Court's Reasoning on the Finality of the Confirmed Chapter 13 Plan
The court also addressed Caldwell's argument concerning the finality of the confirmed Chapter 13 Plan. Caldwell claimed that the March Order allowing Wilshire's proof of claim to stand as filed created an inconsistency with the Plan, thus violating the principle of res judicata. However, the court explained that the March Order did not alter the terms of the confirmed Plan, as Wilshire had failed to object to the Plan during the confirmation process and was therefore deemed to have accepted it. The confirmed Plan governed the treatment of claims, meaning that even though the March Order allowed a higher claim amount, it did not change the Plan's provisions. The court emphasized that the Plan would control any inconsistencies and that Wilshire's acceptance of the Plan was established by its inaction. Consequently, the March Order did not affect the finality of the Plan, and any future modifications or revocations of the Plan based on subsequent developments remained possible.
Conclusion of the Court's Reasoning
In conclusion, the U.S. District Court affirmed the March Order of the Bankruptcy Court, finding that Caldwell was liable for the tax advances and that the March Order did not impact the confirmed Chapter 13 Plan's finality.

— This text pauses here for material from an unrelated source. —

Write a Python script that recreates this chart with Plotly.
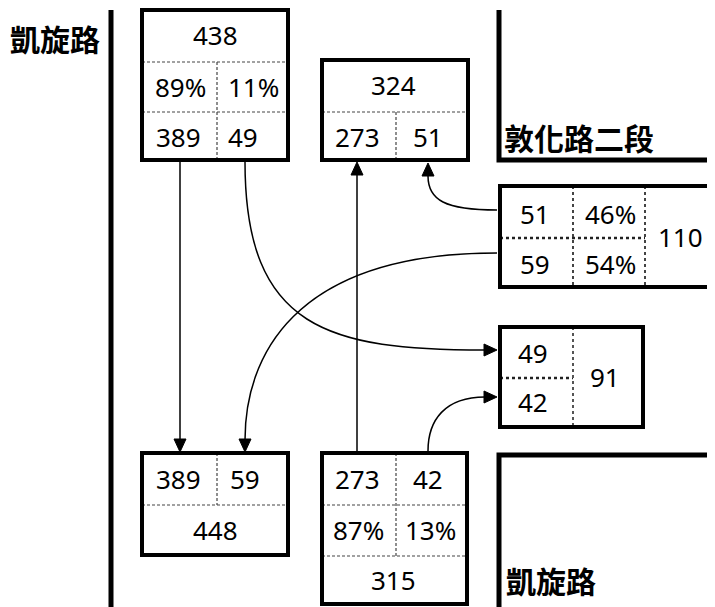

The court's analysis highlighted the importance of the timing of debts in relation to the Reinstatement Agreement and confirmed that the Plan's terms would prevail over any conflicting proof of claim amounts if the creditor did not object. This ruling underscored the principle that creditors must adhere to the terms of the confirmed Plan once they accept it by failing to object. Overall, the court's decision reinforced the legal framework surrounding Chapter 13 bankruptcy proceedings, particularly concerning creditor claims and the binding nature of confirmed plans.